Records shown ->
* * * *

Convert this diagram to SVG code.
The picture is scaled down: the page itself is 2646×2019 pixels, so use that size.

* * * *

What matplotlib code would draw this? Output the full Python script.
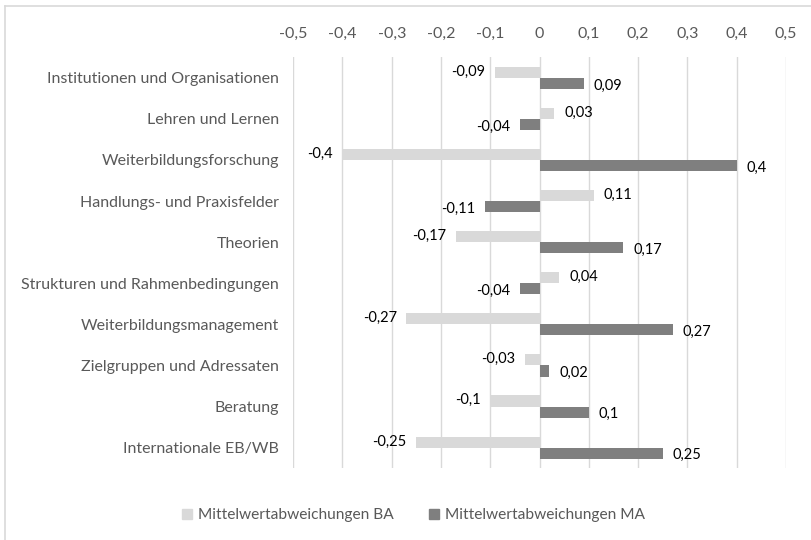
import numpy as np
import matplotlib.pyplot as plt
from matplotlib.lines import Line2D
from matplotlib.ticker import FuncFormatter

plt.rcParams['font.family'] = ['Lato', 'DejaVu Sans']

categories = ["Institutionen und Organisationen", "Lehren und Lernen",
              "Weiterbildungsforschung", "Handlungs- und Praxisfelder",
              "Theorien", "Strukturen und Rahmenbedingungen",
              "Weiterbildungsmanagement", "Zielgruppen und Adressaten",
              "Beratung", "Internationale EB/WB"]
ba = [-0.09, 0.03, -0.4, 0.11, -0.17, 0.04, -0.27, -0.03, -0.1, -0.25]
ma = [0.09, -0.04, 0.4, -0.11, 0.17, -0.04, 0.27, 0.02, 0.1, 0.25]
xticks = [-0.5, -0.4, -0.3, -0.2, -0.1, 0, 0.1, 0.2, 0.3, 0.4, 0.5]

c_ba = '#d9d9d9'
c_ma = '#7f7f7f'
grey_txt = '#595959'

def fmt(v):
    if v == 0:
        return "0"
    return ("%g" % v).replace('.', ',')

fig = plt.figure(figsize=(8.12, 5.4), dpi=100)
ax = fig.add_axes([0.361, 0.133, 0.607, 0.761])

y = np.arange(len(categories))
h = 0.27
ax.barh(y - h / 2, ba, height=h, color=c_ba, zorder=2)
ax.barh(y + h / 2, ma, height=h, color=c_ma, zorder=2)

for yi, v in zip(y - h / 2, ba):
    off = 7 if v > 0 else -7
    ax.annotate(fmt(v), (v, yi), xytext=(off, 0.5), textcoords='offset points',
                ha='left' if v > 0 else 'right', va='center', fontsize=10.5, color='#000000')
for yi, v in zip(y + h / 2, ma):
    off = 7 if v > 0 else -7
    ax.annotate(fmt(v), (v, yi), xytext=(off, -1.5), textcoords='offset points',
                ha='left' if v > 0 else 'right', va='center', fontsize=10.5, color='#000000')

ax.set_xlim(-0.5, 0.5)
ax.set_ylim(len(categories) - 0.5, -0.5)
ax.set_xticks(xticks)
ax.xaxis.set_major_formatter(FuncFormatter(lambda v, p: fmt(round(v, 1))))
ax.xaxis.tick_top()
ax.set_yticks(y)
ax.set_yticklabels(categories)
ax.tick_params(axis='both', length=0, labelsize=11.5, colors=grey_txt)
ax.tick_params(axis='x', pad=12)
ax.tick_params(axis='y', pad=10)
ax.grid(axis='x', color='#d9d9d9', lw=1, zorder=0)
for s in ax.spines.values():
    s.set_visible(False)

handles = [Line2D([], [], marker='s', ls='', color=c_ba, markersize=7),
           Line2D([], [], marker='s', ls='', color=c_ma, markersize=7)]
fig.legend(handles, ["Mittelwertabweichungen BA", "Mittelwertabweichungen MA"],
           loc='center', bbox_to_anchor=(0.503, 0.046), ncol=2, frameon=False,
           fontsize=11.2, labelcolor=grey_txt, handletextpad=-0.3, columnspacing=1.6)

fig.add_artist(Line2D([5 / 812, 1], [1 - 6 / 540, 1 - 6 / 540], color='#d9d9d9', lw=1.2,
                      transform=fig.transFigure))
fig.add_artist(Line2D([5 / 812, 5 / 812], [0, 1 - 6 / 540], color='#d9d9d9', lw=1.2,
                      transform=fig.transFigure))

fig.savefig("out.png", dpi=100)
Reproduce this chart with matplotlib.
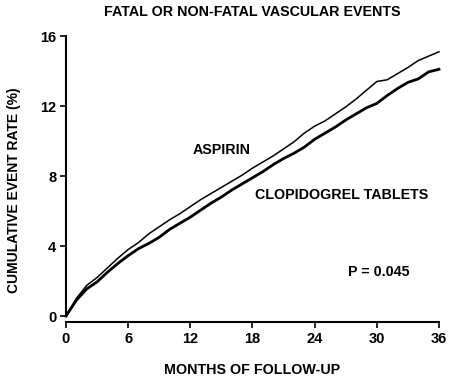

* * * *

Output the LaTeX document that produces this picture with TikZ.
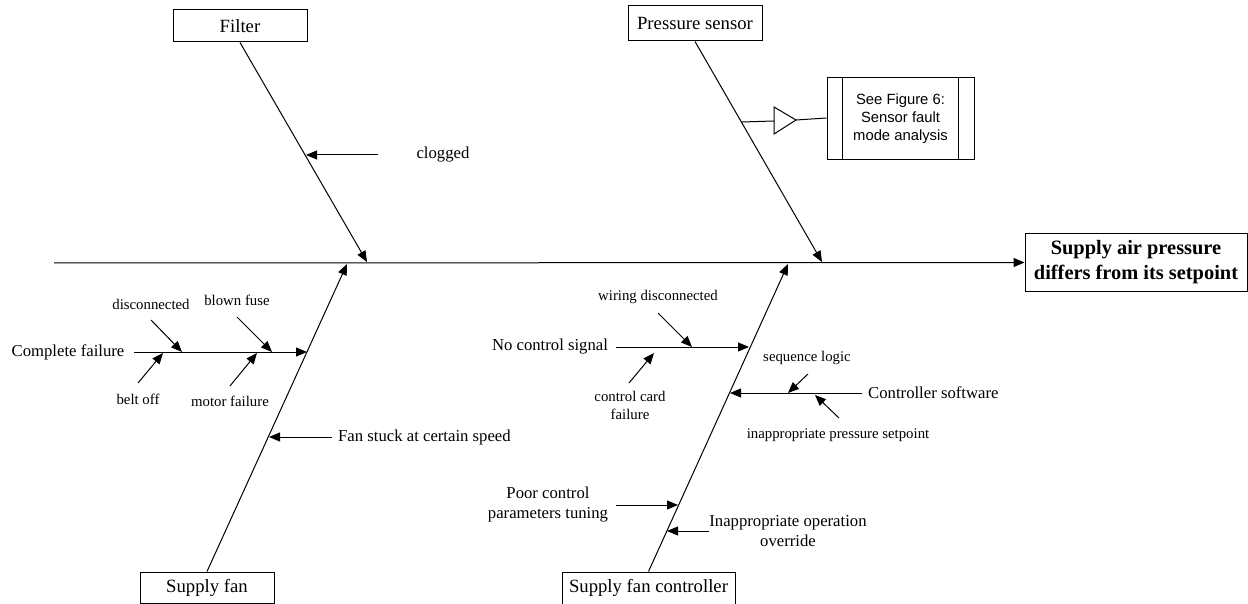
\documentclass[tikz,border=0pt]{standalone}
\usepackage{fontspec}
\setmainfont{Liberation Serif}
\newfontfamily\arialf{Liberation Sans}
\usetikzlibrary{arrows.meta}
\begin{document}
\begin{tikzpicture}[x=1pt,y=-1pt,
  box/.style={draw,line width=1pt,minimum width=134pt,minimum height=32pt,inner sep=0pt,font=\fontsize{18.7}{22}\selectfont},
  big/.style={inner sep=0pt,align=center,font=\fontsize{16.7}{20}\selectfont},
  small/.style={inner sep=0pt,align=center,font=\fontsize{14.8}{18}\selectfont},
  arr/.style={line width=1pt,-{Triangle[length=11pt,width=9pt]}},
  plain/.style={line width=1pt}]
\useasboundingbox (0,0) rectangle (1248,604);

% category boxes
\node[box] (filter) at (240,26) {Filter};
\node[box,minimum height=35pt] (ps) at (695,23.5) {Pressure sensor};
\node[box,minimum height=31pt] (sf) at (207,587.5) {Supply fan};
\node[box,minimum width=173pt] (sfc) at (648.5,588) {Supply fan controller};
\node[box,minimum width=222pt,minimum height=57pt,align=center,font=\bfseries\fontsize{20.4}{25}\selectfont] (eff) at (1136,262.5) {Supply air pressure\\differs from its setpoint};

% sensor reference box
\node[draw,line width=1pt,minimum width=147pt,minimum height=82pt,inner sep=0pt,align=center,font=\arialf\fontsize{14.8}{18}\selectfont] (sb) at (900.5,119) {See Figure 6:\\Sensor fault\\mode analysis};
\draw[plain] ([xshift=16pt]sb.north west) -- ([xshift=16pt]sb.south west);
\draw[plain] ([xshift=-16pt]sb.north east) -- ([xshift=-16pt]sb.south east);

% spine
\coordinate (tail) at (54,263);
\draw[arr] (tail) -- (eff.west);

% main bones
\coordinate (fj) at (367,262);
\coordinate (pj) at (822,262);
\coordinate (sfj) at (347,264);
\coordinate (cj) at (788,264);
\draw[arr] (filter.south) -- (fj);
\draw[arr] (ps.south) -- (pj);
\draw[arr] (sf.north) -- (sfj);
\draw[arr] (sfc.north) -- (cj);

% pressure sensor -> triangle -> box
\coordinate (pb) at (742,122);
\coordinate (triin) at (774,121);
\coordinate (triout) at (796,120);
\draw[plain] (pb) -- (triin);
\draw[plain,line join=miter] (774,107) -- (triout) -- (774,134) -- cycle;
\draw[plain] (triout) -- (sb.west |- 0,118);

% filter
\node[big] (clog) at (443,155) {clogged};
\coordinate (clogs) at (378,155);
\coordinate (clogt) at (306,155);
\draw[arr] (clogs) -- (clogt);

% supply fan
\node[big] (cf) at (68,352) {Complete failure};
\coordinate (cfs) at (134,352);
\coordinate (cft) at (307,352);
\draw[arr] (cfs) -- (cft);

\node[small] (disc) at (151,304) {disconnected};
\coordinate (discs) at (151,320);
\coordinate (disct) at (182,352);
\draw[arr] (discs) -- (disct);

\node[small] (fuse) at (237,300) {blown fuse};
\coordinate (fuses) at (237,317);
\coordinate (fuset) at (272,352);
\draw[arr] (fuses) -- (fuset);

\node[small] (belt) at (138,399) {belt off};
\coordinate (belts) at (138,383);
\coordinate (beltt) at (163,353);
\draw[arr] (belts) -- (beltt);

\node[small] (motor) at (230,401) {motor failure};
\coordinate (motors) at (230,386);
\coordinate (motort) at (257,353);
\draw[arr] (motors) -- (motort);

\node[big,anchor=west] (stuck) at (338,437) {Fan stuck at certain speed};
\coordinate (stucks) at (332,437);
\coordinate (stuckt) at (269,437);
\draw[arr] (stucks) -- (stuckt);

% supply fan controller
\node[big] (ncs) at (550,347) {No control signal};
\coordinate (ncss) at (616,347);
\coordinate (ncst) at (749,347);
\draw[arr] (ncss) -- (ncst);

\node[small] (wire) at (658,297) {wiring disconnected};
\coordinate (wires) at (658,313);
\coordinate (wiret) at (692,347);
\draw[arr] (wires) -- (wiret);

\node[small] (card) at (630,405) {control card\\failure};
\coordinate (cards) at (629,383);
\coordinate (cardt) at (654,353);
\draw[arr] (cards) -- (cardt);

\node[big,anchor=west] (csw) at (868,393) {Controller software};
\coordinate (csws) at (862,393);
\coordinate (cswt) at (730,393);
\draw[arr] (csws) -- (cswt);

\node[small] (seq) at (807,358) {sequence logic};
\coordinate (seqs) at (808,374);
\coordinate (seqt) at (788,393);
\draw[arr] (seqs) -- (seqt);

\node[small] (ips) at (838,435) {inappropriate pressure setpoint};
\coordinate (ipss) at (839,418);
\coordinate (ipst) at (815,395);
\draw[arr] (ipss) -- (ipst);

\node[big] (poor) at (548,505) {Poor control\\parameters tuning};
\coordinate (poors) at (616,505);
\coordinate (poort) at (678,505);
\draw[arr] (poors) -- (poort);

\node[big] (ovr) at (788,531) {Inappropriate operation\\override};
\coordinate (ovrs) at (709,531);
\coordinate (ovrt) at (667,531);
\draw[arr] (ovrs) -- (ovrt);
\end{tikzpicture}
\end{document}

* * * *

Stated problem -> Give the lines above again exactly, from the one containing "What matplotlib code" to the one containing "ax.barh(y + h", both included, but leave out the pictures.

Written reply ->
What matplotlib code would draw this? Output the full Python script.
import numpy as np
import matplotlib.pyplot as plt
from matplotlib.lines import Line2D
from matplotlib.ticker import FuncFormatter

plt.rcParams['font.family'] = ['Lato', 'DejaVu Sans']

categories = ["Institutionen und Organisationen", "Lehren und Lernen",
              "Weiterbildungsforschung", "Handlungs- und Praxisfelder",
              "Theorien", "Strukturen und Rahmenbedingungen",
              "Weiterbildungsmanagement", "Zielgruppen und Adressaten",
              "Beratung", "Internationale EB/WB"]
ba = [-0.09, 0.03, -0.4, 0.11, -0.17, 0.04, -0.27, -0.03, -0.1, -0.25]
ma = [0.09, -0.04, 0.4, -0.11, 0.17, -0.04, 0.27, 0.02, 0.1, 0.25]
xticks = [-0.5, -0.4, -0.3, -0.2, -0.1, 0, 0.1, 0.2, 0.3, 0.4, 0.5]

c_ba = '#d9d9d9'
c_ma = '#7f7f7f'
grey_txt = '#595959'

def fmt(v):
    if v == 0:
        return "0"
    return ("%g" % v).replace('.', ',')

fig = plt.figure(figsize=(8.12, 5.4), dpi=100)
ax = fig.add_axes([0.361, 0.133, 0.607, 0.761])

y = np.arange(len(categories))
h = 0.27
ax.barh(y - h / 2, ba, height=h, color=c_ba, zorder=2)
ax.barh(y + h / 2, ma, height=h, color=c_ma, zorder=2)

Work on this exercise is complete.